1. **For P (∂W/∂P):**
* The first part is $PV$. If $V$ is like a constant number (say, 5), then $5P$ differentiates to just 5. So, $PV$ differentiates to $V$.
* The second part is $\frac{V \delta v^{2}}{2 g}$. Since $P$ isn't in this part, it's just a constant, and the derivative of a constant is 0.
* So, $\frac{\partial W}{\partial P} = V + 0 = V$.

2. **For V (∂W/∂V):**
* The first part is $PV$. If $P$ is like a constant number (say, 3), then $3V$ differentiates to just 3. So, $PV$ differentiates to $P$.

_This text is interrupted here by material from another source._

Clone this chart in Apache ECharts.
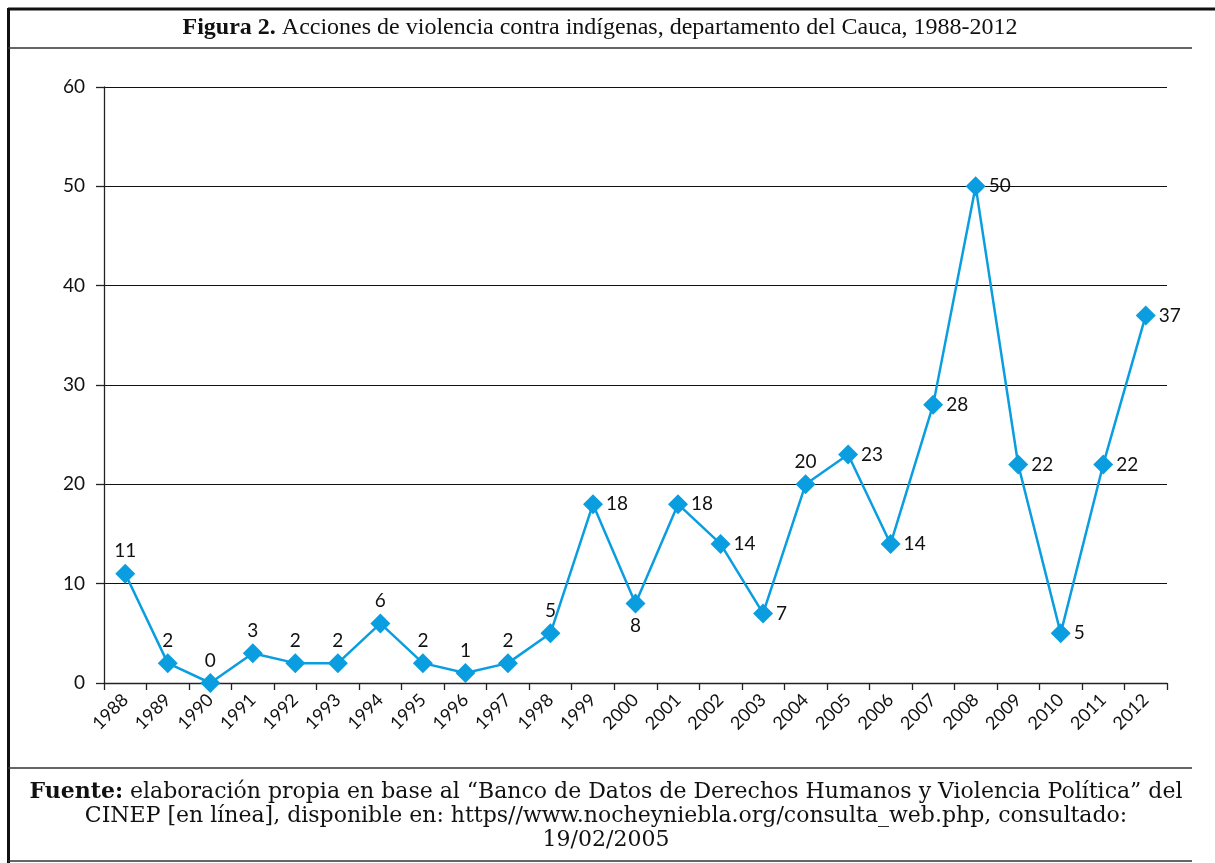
<!DOCTYPE html>
<html><head><meta charset="utf-8">
<script src="https://cdn.jsdelivr.net/npm/echarts@6/dist/echarts.min.js"></script>
<style>html,body{margin:0;padding:0;background:#fff}#c{width:1215px;height:863px}</style>
</head><body><div id="c"></div>
<script>
const years = ['1988','1989','1990','1991','1992','1993','1994','1995','1996','1997','1998','1999','2000','2001','2002','2003','2004','2005','2006','2007','2008','2009','2010','2011','2012'];
const acciones = [11,2,0,3,2,2,6,2,1,2,5,18,8,18,14,7,20,23,14,28,50,22,5,22,37];
const labelSide = ['top','top','top','top','top','top','top','top','top','top','top','right','bottom','right','right','right','top','right','right','right','right','right','right','right','right'];
const yTicks = [0,10,20,30,40,50,60];

const chart = echarts.init(document.getElementById('c'), null, {renderer:'canvas'});
const blue = '#0a9ee0';
const sans = 'Lato, "Open Sans", sans-serif';
chart.setOption({
  animation:false,
  backgroundColor:'#fff',
  grid:{left:104, right:48, top:87, bottom:180, containLabel:false},
  xAxis:{type:'category', data:years, boundaryGap:true,
    axisLine:{show:true, lineStyle:{color:'#222', width:1.3}},
    axisTick:{show:true, length:7, lineStyle:{color:'#222', width:1.3}},
    axisLabel:{rotate:45, fontSize:18, color:'#111', fontFamily:sans, margin:14, interval:0}},
  yAxis:{type:'value', min:yTicks[0], max:yTicks[yTicks.length-1], interval:10,
    axisLine:{show:true, lineStyle:{color:'#222', width:1.3}},
    axisTick:{show:true, length:8, lineStyle:{color:'#222', width:1.3}},
    splitLine:{show:true, lineStyle:{color:'#111', width:1.2}},
    axisLabel:{fontSize:19, color:'#111', fontFamily:sans, margin:19}},
  series:[{type:'line', data:acciones.map((v,i)=>({value:v, label:{position:labelSide[i]}})),
    symbol:'diamond', symbolSize:20, lineStyle:{color:blue, width:2.5},
    itemStyle:{color:blue},
    label:{show:true, fontSize:19, color:'#111', fontFamily:sans, distance:3}}],
  graphic:[
    {type:'line', shape:{x1:8, y1:9, x2:1215, y2:9}, style:{stroke:'#111', lineWidth:3}},
    {type:'line', shape:{x1:8.5, y1:8, x2:8.5, y2:863}, style:{stroke:'#111', lineWidth:3}},
    {type:'line', shape:{x1:8, y1:48, x2:1192, y2:48}, style:{stroke:'#333', lineWidth:1.5}},
    {type:'line', shape:{x1:8, y1:768, x2:1192, y2:768}, style:{stroke:'#333', lineWidth:1.5}},
    {type:'line', shape:{x1:8, y1:861, x2:1192, y2:861}, style:{stroke:'#333', lineWidth:1.5}},
    {type:'text', x:600, y:16, style:{
      text:'{b|Figura 2.} Acciones de violencia contra indígenas, departamento del Cauca, 1988-2012',
      font:'24px "Liberation Serif"', fill:'#111', align:'center',
      rich:{b:{fontWeight:'bold', fontSize:24, fontFamily:'Liberation Serif'}}}},
    {type:'text', x:606, y:780, style:{
      text:'{b|Fuente:} elaboración propia en base al “Banco de Datos de Derechos Humanos y Violencia Política” del\nCINEP [en línea], disponible en: https//www.nocheyniebla.org/consulta_web.php, consultado:\n19/02/2005',
      font:'22px "DejaVu Serif"', fill:'#111', align:'center', lineHeight:24,
      rich:{b:{fontWeight:'bold', fontSize:22, fontFamily:'DejaVu Serif', lineHeight:24}}}}
  ]
});
</script></body></html>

* The second part is $\frac{V \delta v^{2}}{2 g}$. We can think of this as $V$ multiplied by a big constant $\left(\frac{\delta v^{2}}{2 g}\right)$. So, just like $5V$ differentiates to 5, this part differentiates to $\frac{\delta v^{2}}{2 g}$.
* So, $\frac{\partial W}{\partial V} = P + \frac{\delta v^{2}}{2 g}$.

3. **For δ (∂W/∂δ):**
* The first part is $PV$. Since $\delta$ isn't in this part, it's a constant, and its derivative is 0.

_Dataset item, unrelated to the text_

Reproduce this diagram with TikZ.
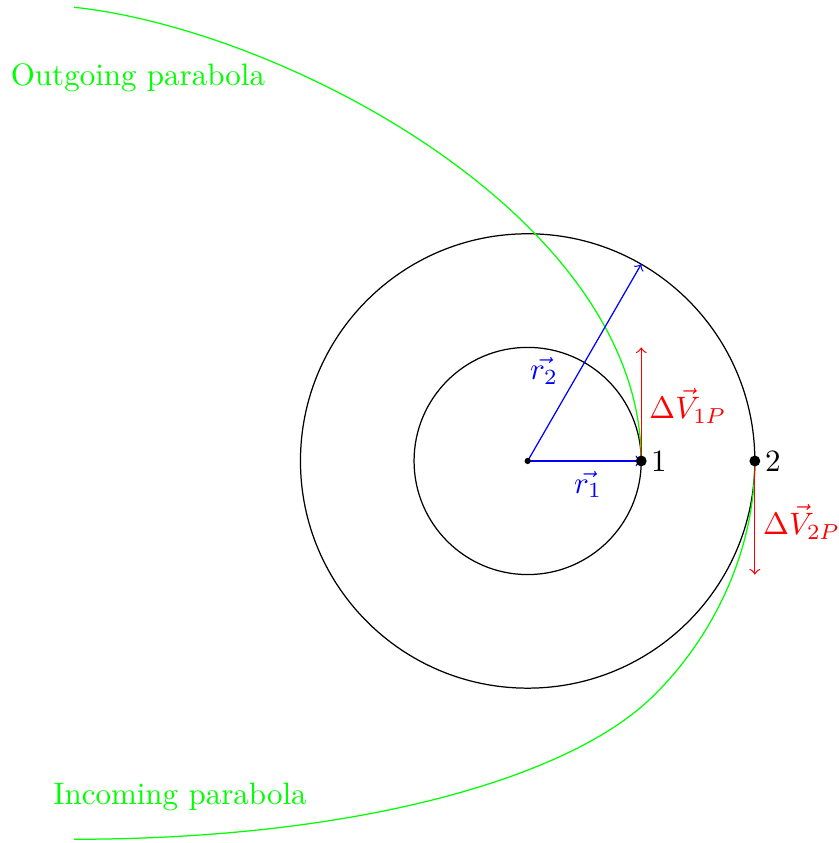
\documentclass[tikz,border=0pt]{standalone}
\begin{document}
\begin{tikzpicture}[x=0.644cm,y=0.644cm,
  orbit/.style={draw=black},
  traj/.style={draw=green},
  rvec/.style={draw=blue,->},
  dv/.style={draw=red,->},
  lbl/.style={inner sep=0pt},
  dot/.style={circle,fill=black,inner sep=0pt}]
\useasboundingbox (-9.290,-6.726) rectangle (5.481,8.116);
\coordinate (O) at (0,0);
\coordinate (p1) at (2,0);
\coordinate (p2) at (4,0);
\coordinate (r2end) at (60:4);
\coordinate (v1end) at (2,2);
\coordinate (v2end) at (4,-2);
\coordinate (oend) at (-7.988,7.988);
\coordinate (J) at (2.128,-4.217);
\coordinate (iend) at (-7.988,-6.660);
\draw[orbit] (O) circle (2);
\draw[orbit] (O) circle (4);
% outgoing
\draw[traj] (p1) .. controls (2,4.3) and (-4.308,7.601) .. (oend);
% incoming
\draw[traj] (p2) .. controls (4,-1.8) and (3.079,-3.330) .. (J)
  .. controls (0.665,-5.581) and (-2.988,-6.660) .. (iend);
\draw[rvec] (O) -- (p1);
\draw[rvec] (O) -- (r2end);
\draw[dv] (p1) -- (v1end);
\draw[dv] (p2) -- (v2end);
\node[dot,minimum size=2pt] (c) at (O) {};
\node[dot,minimum size=3.5pt] (d1) at (p1) {};
\node[dot,minimum size=3.5pt] (d2) at (p2) {};
\node[lbl,text=blue] (r1l) at (1.062,-0.410) {$\vec{r_1}$};
\node[lbl,text=blue] (r2l) at (0.290,1.588) {$\vec{r_2}$};
\node[lbl,text=red] (v1l) at (2.822,0.972) {$\Delta\vec{V}_{1P}$};
\node[lbl,text=red] (v2l) at (4.824,-1.070) {$\Delta\vec{V}_{2P}$};
\node[lbl] (l1) at (2.312,0) {1};
\node[lbl] (l2) at (4.319,0) {2};
\node[lbl,text=green] (out) at (-6.861,6.750) {Outgoing parabola};
\node[lbl,text=green] (inc) at (-6.121,-5.908) {Incoming parabola};
\end{tikzpicture}
\end{document}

* The second part is $\frac{V \delta v^{2}}{2 g}$. We can think of this as $\delta$ multiplied by a constant $\left(\frac{V v^{2}}{2 g}\right)$. So, this part differentiates to $\frac{V v^{2}}{2 g}$.

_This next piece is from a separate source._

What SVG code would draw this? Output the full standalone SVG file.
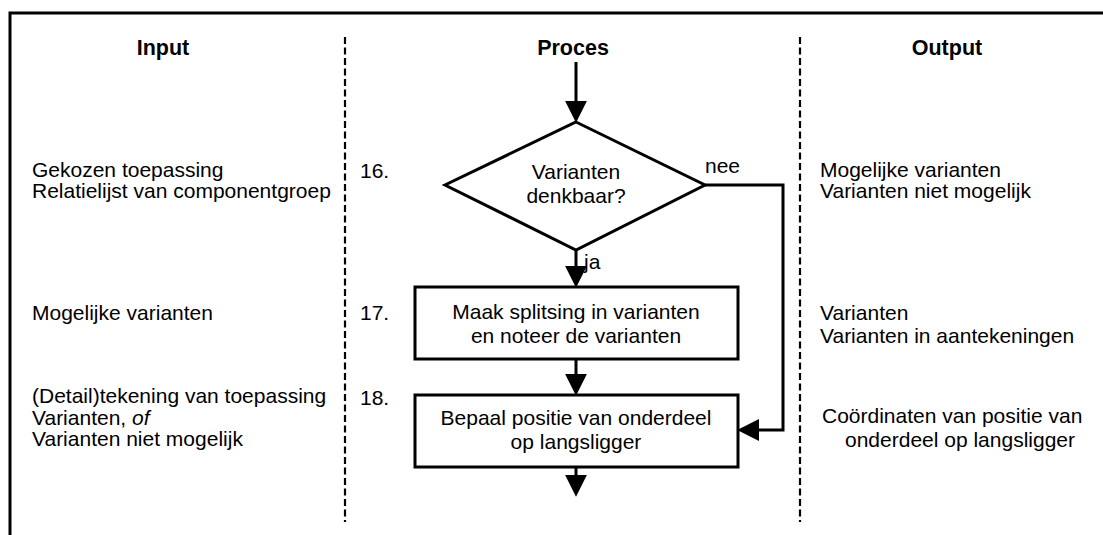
<svg xmlns="http://www.w3.org/2000/svg" width="1103" height="535" viewBox="0 0 1103 535">
<style>
text{font-family:"Liberation Sans",Arial,sans-serif;font-size:21px;fill:#000}
.h{font-weight:bold;font-size:21.5px;text-anchor:middle}
.c{text-anchor:middle}
.frame{fill:none;stroke:#000;stroke-width:3}
.div{fill:none;stroke:#000;stroke-width:2.2;stroke-dasharray:7 3.5}
.shape{fill:#fff;stroke:#000;stroke-width:3}
.conn{fill:none;stroke:#000;stroke-width:3}
</style>
<defs>
<marker id="ah" markerUnits="userSpaceOnUse" markerWidth="22" markerHeight="22" refX="12" refY="10" orient="auto" viewBox="0 0 20 20">
<path d="M0,0 L20,10 L0,20 z" fill="#000"/>
</marker>
</defs>
<rect width="1103" height="535" fill="#fff"/>
<g id="frame">
<path class="frame" d="M10,535 V13 H1103"/>
<line class="div" x1="345" y1="37" x2="345" y2="522"/>
<line class="div" x1="800" y1="37" x2="800" y2="522"/>
</g>
<g id="headers">
<text class="h" x="163" y="55">Input</text>
<text class="h" x="573" y="55">Proces</text>
<text class="h" x="947" y="55">Output</text>
</g>
<g id="connectors">
<line class="conn" x1="576" y1="62" x2="576" y2="114" marker-end="url(#ah)"/>
<line class="conn" x1="576" y1="250" x2="576" y2="279" marker-end="url(#ah)"/>
<line class="conn" x1="576" y1="359" x2="576" y2="387" marker-end="url(#ah)"/>
<line class="conn" x1="576" y1="467" x2="576" y2="488" marker-end="url(#ah)"/>
<path class="conn" d="M705,185 H783 V430 H746" marker-end="url(#ah)"/>
<text x="705" y="173">nee</text>
<text x="584" y="269">ja</text>
</g>
<g id="step16">
<text x="360" y="178">16.</text>
<polygon class="shape" points="576,122 705,185 576,250 445,185"/>
<text class="c" x="576" y="179">Varianten</text>
<text class="c" x="576" y="203">denkbaar?</text>
</g>
<g id="step17">
<text x="360" y="320">17.</text>
<rect class="shape" x="415" y="287" width="323" height="72"/>
<text class="c" x="576" y="319">Maak splitsing in varianten</text>
<text class="c" x="576" y="343">en noteer de varianten</text>
</g>
<g id="step18">
<text x="360" y="405">18.</text>
<rect class="shape" x="415" y="395" width="323" height="72"/>
<text class="c" x="576" y="425">Bepaal positie van onderdeel</text>
<text class="c" x="576" y="449">op langsligger</text>
</g>
<g id="input">
<text x="32" y="177">Gekozen toepassing</text>
<text x="32" y="198">Relatielijst van componentgroep</text>
<text x="32" y="320">Mogelijke varianten</text>
<text x="32" y="403">(Detail)tekening van toepassing</text>
<text x="32" y="425">Varianten, <tspan font-style="italic">of</tspan></text>
<text x="32" y="446">Varianten niet mogelijk</text>
</g>
<g id="output">
<text x="820" y="177">Mogelijke varianten</text>
<text x="820" y="198">Varianten niet mogelijk</text>
<text x="820" y="320">Varianten</text>
<text x="820" y="343">Varianten in aantekeningen</text>
<text x="822" y="423">Coördinaten van positie van</text>
<text x="845" y="447">onderdeel op langsligger</text>
</g>
</svg>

* So, $\frac{\partial W}{\partial \delta} = 0 + \frac{V v^{2}}{2 g} = \frac{V v^{2}}{2 g}$.

4. **For v (∂W/∂v):**
* The first part is $PV$. Since $v$ isn't in this part, it's a constant, and its derivative is 0.
* The second part is $\frac{V \delta v^{2}}{2 g}$. We can think of this as a constant $\left(\frac{V \delta}{2 g}\right)$ multiplied by $v^2$. When we differentiate $v^2$, we get $2v$.
* So, $\frac{\partial W}{\partial v} = 0 + \frac{V \delta}{2 g} \times (2v) = \frac{V \delta v}{g}$.

5. **For g (∂W/∂g):**
* The first part is $PV$. Since $g$ isn't in this part, it's a constant, and its derivative is 0.
* The second part is $\frac{V \delta v^{2}}{2 g}$. We can rewrite this as $\frac{V \delta v^{2}}{2} \times g^{-1}$. When we differentiate $g^{-1}$, we get $-1 g^{-2}$ (or $-\frac{1}{g^2}$).
* So, $\frac{\partial W}{\partial g} = 0 + \frac{V \delta v^{2}}{2} \times \left(-\frac{1}{g^2}\right) = -\frac{V \delta v^{2}}{2 g^{2}}$.